誰しも地方に行ったらその街の名物を食べたいわけで、何の変哲もない和定食を食べるより遥かに満足度がアップします。福岡だったら明太子付けときゃあお客さんは満足するんですよ。好みが分かれるから、他1つ2つのおかずと選択式にしても良いかもですが。
結論、旅館はコンセプトを明確化しよう
色々と泊まった旅館に対しての愚痴を絡めての、旅館ビジネスに対する改善提案をしてきたわけですけども。
結局、まとめると一番言いたいのは「コンセプトを明確化して、ありふれた存在から脱出しよう」ってとこですね。
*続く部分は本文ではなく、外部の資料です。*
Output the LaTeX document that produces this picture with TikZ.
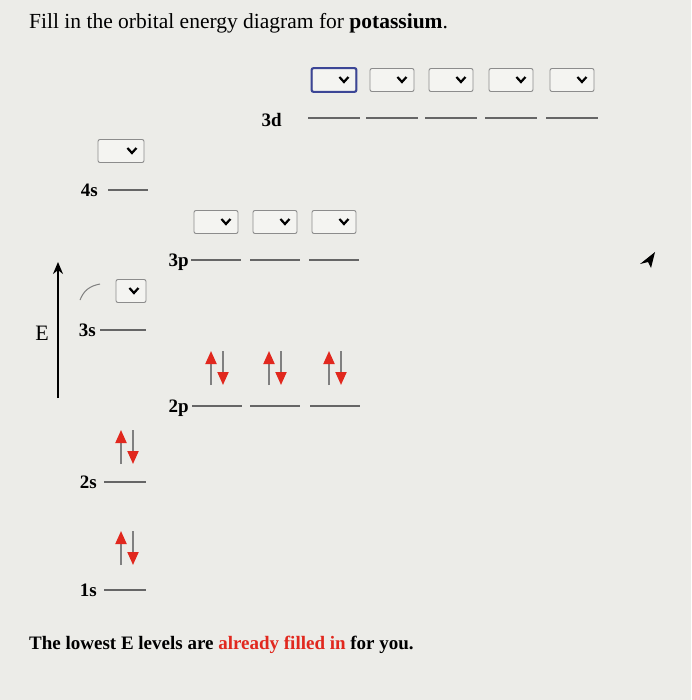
\documentclass[tikz,border=0pt]{standalone}
\usepackage{fontspec}
\setmainfont{Liberation Serif}
\usetikzlibrary{arrows.meta,calc}
\definecolor{bg}{RGB}{236,236,232}
\definecolor{redd}{RGB}{225,40,30}
\definecolor{blu}{RGB}{60,70,150}
\tikzset{
 lvl/.style={draw=gray!80!black,line width=1.5pt},
 lab/.style={font=\bfseries\fontsize{19}{19}\selectfont,anchor=east,inner sep=1pt},
 sel/.style={draw=gray!90,line width=0.9pt,rounded corners=2pt,minimum width=44pt,minimum height=23pt,fill=bg!60!white},
 upa/.style={draw=gray,line width=2pt,-{Triangle[length=13pt,width=11pt,fill=redd,color=redd]}},
}
\newcommand{\chev}[1]{\draw[line width=2.2pt] ($(#1.east)+(-17pt,3pt)$) -- ($(#1.east)+(-12.5pt,-2pt)$) -- ($(#1.east)+(-8pt,3pt)$);}
\newcommand{\pair}[2]{%
 \draw[upa] (#1-6,#2+17) coordinate (u#1#2) -- (#1-6,#2-17);
 \draw[upa] (#1+6,#2-17) coordinate (d#1#2) -- (#1+6,#2+17);}
\begin{document}
\begin{tikzpicture}[x=1pt,y=-1pt]
\fill[bg] (0,0) rectangle (691,700);
\useasboundingbox (0,0) rectangle (691,700);
\node[anchor=base west,font=\fontsize{21.5}{21.5}\selectfont,inner sep=0] (title) at (29,29) {Fill in the orbital energy diagram for \textbf{potassium}.};
% 3d
\node[lab] (l3d) at (283,120) {3d};
\foreach \x [count=\i] in {334,392,451,511,572}{
 \draw[lvl] (\x-26,118) coordinate (a3d\i) -- (\x+26,118);
 \node[sel] (s3d\i) at (\x,80) {}; \chev{s3d\i}}
\draw[blu,line width=2pt,rounded corners=2pt] (s3d1.south west) rectangle (s3d1.north east);
% 4s
\node[lab] (l4s) at (99,190) {4s};
\draw[lvl] (108,190) coordinate (a4s) -- (148,190);
\node[sel,minimum width=46pt] (s4s) at (121,151) {}; \chev{s4s}
% 3p
\node[lab] (l3p) at (190,262) {3p};
\foreach \x [count=\i] in {216,275,334}{
 \draw[lvl] (\x-25,260) coordinate (a3p\i) -- (\x+25,260);
 \node[sel] (s3p\i) at (\x,222) {}; \chev{s3p\i}}
% E axis
\node[font=\fontsize{22}{22}\selectfont,inner sep=0] (E) at (42,333) {E};
\draw[line width=1.5pt,-{Stealth[length=12pt,width=10pt]}] (58,398) coordinate (ebot) -- (58,262) coordinate (etop);
\draw[gray,line width=1pt] (80,300) .. controls (84,290) and (90,286) .. (100,284);
% 3s
\node[lab] (l3s) at (97,330) {3s};
\draw[lvl] (100,330) coordinate (a3s) -- (146,330);
\node[sel,minimum width=30pt] (s3s) at (131,291) {}; \chev{s3s}
% 2p
\node[lab] (l2p) at (190,408) {2p};
\foreach \x [count=\i] in {217,275,335}{
 \draw[lvl] (\x-25,406) coordinate (a2p\i) -- (\x+25,406);
 \pair{\x}{368}}
% 2s
\node[lab] (l2s) at (98,482) {2s};
\draw[lvl] (104,482) coordinate (a2s) -- (146,482);
\pair{127}{447}
% 1s
\node[lab] (l1s) at (98,590) {1s};
\draw[lvl] (104,590) coordinate (a1s) -- (146,590);
\pair{127}{548}
% cursor
\fill[black] (640,264) coordinate (cur) -- (655,252) -- (651,268) -- (648,262) -- cycle;
\node[anchor=base west,font=\bfseries\fontsize{19}{19}\selectfont,inner sep=0] (foot) at (29,649) {The lowest E levels are \textcolor{redd}{already filled in} for you.};
\end{tikzpicture}
\end{document}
惰性の経営はやめようってことです。
昔ながらの旅館はホテルより設備的に不便だし寒いし音も響くし、立地もサービスもホテルには適いません。だから、そのままでホテルと同じお客さんを狙って勝負するのは、竹やりで戦闘機を打ち落とそうとしているようなものです。
そうではなくて、「近隣のホテルや旅館には提供できない、うちならではの強みは何か?」「うちの宿は、本当はどんな価値があって、それはどのお客さんに喜んでもらえるのか?」っていうのを明確に考え、コンセプトを変更していかなきゃならないんです。
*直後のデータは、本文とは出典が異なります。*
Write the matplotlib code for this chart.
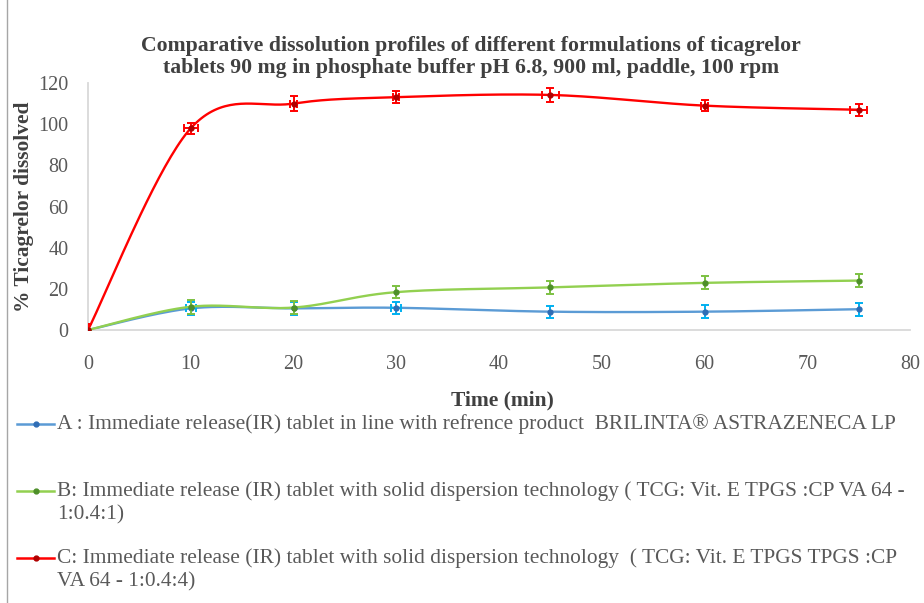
import numpy as np
import matplotlib
matplotlib.use("Agg")
import matplotlib.pyplot as plt
from matplotlib.lines import Line2D

# Dissolution data (% ticagrelor dissolved vs. time in minutes)
time_min = [0, 10, 20, 30, 45, 60, 75]
series_a = [0, 10.5, 10.5, 10.8, 8.9, 8.9, 10.1]
series_b = [0, 11.3, 10.9, 18.4, 20.7, 22.9, 24.0]
series_c = [0, 98.0, 110.0, 113.1, 114.2, 109.0, 107.0]
yerr_a = [0, 3.0, 3.0, 3.0, 3.0, 3.3, 3.1]
yerr_b = [0, 3.3, 3.3, 3.0, 3.3, 3.2, 3.2]
yerr_c = [3.0, 2.8, 3.5, 3.0, 3.2, 2.8, 2.9]
xerr_a = [0, 0.5, 0, 0.5, 0, 0, 0]
xerr_b = [0, 0, 0, 0, 0, 0, 0]
xerr_c = [0, 0.7, 0.3, 0.3, 0.8, 0.3, 0.8]

x_ticks = [0, 10, 20, 30, 40, 50, 60, 70, 80]
y_ticks = [0, 20, 40, 60, 80, 100, 120]

title = ("Comparative dissolution profiles of different formulations of ticagrelor\n"
         "tablets 90 mg in phosphate buffer pH 6.8, 900 ml, paddle, 100 rpm")
x_label = "Time (min)"
y_label = "% Ticagrelor dissolved"
legend_labels = [
    ["A : Immediate release(IR) tablet in line with refrence product  BRILINTA\u00ae ASTRAZENECA LP"],
    ["B: Immediate release (IR) tablet with solid dispersion technology ( TCG: Vit. E TPGS :CP VA 64 -",
     "1:0.4:1)"],
    ["C: Immediate release (IR) tablet with solid dispersion technology  ( TCG: Vit. E TPGS TPGS :CP",
     "VA 64 - 1:0.4:4)"],
]

line_colors = ["#5B9BD5", "#92D050", "#FF0000"]
marker_colors = ["#2F6DB5", "#4E8F2A", "#B00000"]
err_colors = ["#00B0F0", "#7DC142", "#FF0000"]

W, H = 924, 603
plt.rcParams["font.family"] = ["Liberation Serif", "DejaVu Serif"]
fig = plt.figure(figsize=(W / 100, H / 100), dpi=100)
ax = fig.add_axes([88 / W, 1 - 330 / H, (910 - 88) / W, (330 - 83) / H])
ax.set_xlim(0, 80)
ax.set_ylim(0, 120)


def smooth_curve(ax, xs, ys, n=40):
    """Bezier smoothing in display space, like a spreadsheet 'smoothed line'."""
    pts = ax.transData.transform(np.column_stack([xs, ys]))
    P = np.vstack([pts[0], pts, pts[-1]])
    segs = []
    t = np.linspace(0, 1, n)[:, None]
    for i in range(1, len(P) - 2):
        p0, p1, p2, p3 = P[i - 1], P[i], P[i + 1], P[i + 2]
        c1 = p1 + (p2 - p0) / 6.0
        c2 = p2 - (p3 - p1) / 6.0
        seg = (1 - t) ** 3 * p1 + 3 * (1 - t) ** 2 * t * c1 + 3 * (1 - t) * t ** 2 * c2 + t ** 3 * p2
        segs.append(seg if i == 1 else seg[1:])
    curve = np.vstack(segs)
    return ax.transData.inverted().transform(curve)


series = [(series_a, yerr_a, xerr_a), (series_b, yerr_b, xerr_b), (series_c, yerr_c, xerr_c)]
for k, (ys, ye, xe) in enumerate(series):
    cx = smooth_curve(ax, time_min, ys)
    ax.plot(cx[:, 0], cx[:, 1], color=line_colors[k], lw=1.7, zorder=2 + k,
            solid_capstyle="round")
    ax.errorbar(time_min, ys, yerr=ye, fmt="none", ecolor=err_colors[k], elinewidth=1.4,
                capsize=3, capthick=1.4, zorder=3 + k)
    has_x = [i for i, v in enumerate(xe) if v > 0]
    if has_x:
        ax.errorbar([time_min[i] for i in has_x], [ys[i] for i in has_x],
                    xerr=[xe[i] for i in has_x], fmt="none", ecolor=err_colors[k],
                    elinewidth=1.4, capsize=3, capthick=1.4, zorder=3 + k)
    ax.plot(time_min, ys, "o", ms=3.5, color=marker_colors[k], mec=marker_colors[k],
            zorder=4 + k)

for s in ["top", "right"]:
    ax.spines[s].set_visible(False)
for s in ["left", "bottom"]:
    ax.spines[s].set_color("#D9D9D9")
    ax.spines[s].set_linewidth(1.3)

ax.set_xticks(x_ticks)
ax.set_yticks(y_ticks)
ax.tick_params(length=0, labelsize=14.5, labelcolor="#595959")
ax.tick_params(axis="y", pad=14)
ax.tick_params(axis="x", pad=18)

ax.set_xlabel(x_label, fontsize=15.5, fontweight="bold", color="#404040")
ax.xaxis.set_label_coords(0.5 + (502 - 499) / (910 - 88), -(400 - 330) / (330 - 83))
ax.xaxis.label.set_va("center")
ax.set_ylabel(y_label, fontsize=15.4, fontweight="bold", color="#404040")
ax.yaxis.set_label_coords(-(88 - 24) / (910 - 88), 0.5)
ax.yaxis.label.set_va("center")

fig.text(471 / W, 1 - 57 / H, title, ha="center", va="center", fontsize=15.7,
         fontweight="bold", color="#404040", linespacing=1.13)

# Legend drawn below the plot
first_line_y = [424, 491, 558]
line_gap = 23.5
for k, lines in enumerate(legend_labels):
    yf = 1 - first_line_y[k] / H
    fig.add_artist(Line2D([17 / W, 54 / W], [yf, yf], color=line_colors[k], lw=1.8,
                          transform=fig.transFigure))
    fig.add_artist(Line2D([36 / W], [yf], marker="o", ms=3.5, color=marker_colors[k],
                          transform=fig.transFigure))
    for j, txt in enumerate(lines):
        fig.text(57 / W, 1 - (first_line_y[k] + j * line_gap) / H, txt, ha="left",
                 va="center", fontsize=15.4, color="#595959")

# Chart frame edge on the left
fig.add_artist(Line2D([7.5 / W, 7.5 / W], [0, 1], color="#A6A6A6", lw=1.0,
                      transform=fig.transFigure))

fig.savefig("out.png", dpi=100)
小資本で爪に火を灯すボロ旅館を経営しているならなおさらです。ランチェスター戦略をうまく取り入れて、個性ある宿に仕立て上げなきゃ勝てないんですよ!
一棟貸し宿泊施設(民泊)事業を考えている僕の立場からしても、こうした「明確なコンセプトの設定」というのは常に付きまとうポイントです。
僕が宿をやりたい理由は、街に関わることが好きで、「街と人々を繋ぐ役割を提供できる仕事」であることに漠然とワクワクするからです。だから、僕は「その街の魅力を知り、直に触れられる、街の雰囲気を体現した心地良い宿」を作りたいと決めてます。
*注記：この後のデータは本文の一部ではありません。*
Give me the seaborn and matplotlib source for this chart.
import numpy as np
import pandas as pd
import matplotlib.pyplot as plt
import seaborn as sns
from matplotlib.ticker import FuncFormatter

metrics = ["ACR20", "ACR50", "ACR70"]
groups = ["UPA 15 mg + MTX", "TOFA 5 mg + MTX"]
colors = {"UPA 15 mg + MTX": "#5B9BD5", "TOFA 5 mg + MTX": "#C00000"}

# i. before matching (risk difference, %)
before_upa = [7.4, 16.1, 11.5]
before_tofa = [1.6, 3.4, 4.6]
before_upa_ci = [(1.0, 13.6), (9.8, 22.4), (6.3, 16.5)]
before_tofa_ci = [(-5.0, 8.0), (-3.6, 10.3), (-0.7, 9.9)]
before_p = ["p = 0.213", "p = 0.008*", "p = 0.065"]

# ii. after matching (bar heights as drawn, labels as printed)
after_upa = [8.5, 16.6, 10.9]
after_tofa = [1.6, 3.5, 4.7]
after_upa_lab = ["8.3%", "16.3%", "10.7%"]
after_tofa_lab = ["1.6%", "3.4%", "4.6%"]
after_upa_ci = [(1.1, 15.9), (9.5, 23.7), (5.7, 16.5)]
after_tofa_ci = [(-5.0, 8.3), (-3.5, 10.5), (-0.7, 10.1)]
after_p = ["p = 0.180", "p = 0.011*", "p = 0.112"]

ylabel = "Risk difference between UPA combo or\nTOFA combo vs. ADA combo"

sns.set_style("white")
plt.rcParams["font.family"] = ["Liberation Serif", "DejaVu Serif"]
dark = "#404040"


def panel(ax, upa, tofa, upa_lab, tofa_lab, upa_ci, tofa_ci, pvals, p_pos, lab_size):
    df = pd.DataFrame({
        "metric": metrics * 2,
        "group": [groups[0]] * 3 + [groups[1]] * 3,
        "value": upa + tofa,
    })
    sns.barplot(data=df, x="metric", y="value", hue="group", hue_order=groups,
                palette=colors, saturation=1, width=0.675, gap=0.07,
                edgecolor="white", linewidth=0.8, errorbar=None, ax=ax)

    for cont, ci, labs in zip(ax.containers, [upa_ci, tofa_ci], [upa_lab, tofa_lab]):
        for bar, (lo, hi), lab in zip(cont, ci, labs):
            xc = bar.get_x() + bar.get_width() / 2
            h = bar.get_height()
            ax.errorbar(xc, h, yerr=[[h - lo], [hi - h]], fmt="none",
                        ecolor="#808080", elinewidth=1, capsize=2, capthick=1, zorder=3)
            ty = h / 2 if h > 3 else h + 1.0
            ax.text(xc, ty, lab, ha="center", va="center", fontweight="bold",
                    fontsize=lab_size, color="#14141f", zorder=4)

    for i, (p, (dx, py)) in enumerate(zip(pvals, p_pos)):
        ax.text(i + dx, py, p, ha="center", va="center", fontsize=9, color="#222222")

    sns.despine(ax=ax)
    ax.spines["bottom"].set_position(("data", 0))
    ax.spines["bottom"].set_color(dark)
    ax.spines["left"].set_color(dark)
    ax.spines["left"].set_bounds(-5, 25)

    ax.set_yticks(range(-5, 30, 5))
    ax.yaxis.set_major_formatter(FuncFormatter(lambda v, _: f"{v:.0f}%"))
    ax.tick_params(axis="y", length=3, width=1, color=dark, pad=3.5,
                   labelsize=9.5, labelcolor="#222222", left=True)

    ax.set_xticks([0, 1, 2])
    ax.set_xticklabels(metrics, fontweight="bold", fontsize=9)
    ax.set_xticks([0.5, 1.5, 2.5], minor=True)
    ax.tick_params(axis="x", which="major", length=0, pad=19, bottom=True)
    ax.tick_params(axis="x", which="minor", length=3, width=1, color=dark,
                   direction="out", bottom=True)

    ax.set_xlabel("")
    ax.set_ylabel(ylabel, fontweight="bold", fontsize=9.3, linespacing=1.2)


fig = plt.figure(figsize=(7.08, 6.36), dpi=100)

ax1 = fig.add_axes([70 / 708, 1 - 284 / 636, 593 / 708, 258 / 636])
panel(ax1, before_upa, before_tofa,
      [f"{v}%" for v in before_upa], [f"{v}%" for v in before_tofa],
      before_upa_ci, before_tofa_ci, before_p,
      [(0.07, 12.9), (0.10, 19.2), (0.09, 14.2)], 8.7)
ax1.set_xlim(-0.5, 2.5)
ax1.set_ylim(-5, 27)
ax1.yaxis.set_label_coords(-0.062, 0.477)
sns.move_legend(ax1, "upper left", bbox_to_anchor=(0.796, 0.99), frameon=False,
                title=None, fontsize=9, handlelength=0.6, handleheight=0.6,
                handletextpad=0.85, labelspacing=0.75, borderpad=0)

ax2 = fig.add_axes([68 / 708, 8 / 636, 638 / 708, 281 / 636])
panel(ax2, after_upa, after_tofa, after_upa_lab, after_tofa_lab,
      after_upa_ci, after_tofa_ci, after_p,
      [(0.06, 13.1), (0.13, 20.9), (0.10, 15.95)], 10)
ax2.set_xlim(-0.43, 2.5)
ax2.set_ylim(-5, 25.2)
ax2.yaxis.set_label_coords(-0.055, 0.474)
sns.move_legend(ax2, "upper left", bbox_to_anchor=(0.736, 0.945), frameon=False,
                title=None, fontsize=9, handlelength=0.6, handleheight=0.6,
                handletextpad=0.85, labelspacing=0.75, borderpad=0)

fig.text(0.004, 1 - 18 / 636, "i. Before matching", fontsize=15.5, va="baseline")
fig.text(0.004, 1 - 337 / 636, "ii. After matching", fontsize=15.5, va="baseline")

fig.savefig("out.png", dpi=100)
もちろん、それだけだと漠然としているので、そのコンセプトは今後の物件の立地次第でさらに煮詰めていく次第です。
例えば、北千住みたいな宿場町だったら、玄関は広い土間と小上がりにして、賑やかな江戸の宿場町っぽい佇まいにするとか。日暮里なら繊維街だから、インテリアをコットン素材に統一したりとか…妄想は止まりません。
こうして明確なコンセプトに基づいて運営できると、空間づくりだけではなく、必然的に集客チャネルも、リスティングの文章や施設写真も、設備や提供するサービスの取捨選択もターゲットに基づいて最適化できるわけです。
古い旅館の経営者には、どうしてもこの目線が足りてないと思うんですよ。お金が無ければ投資は出来ないけど、お金が無くともできる改善プランは五万とあります。
もちろん、実際に事業をやっていると目の前のことでかかりっきりで、こういう改善ポイントには気付けなかったり、なかなか着手できなかったりするもんなんですが、そういう場合のためにコンサルタントとかがいるのだから、できれば頼るべき所ですよね。
…まあ、コンサルも時間単位の報酬を求める人が多いから、払う体力が宿側に無いってのはミスマッチですけども。。。成功報酬でやってくれるコンサルを探すのはなかなか大変かもしれないですね。
というわけで、好きに語ったところで〆たいと思います。お疲れさまでした。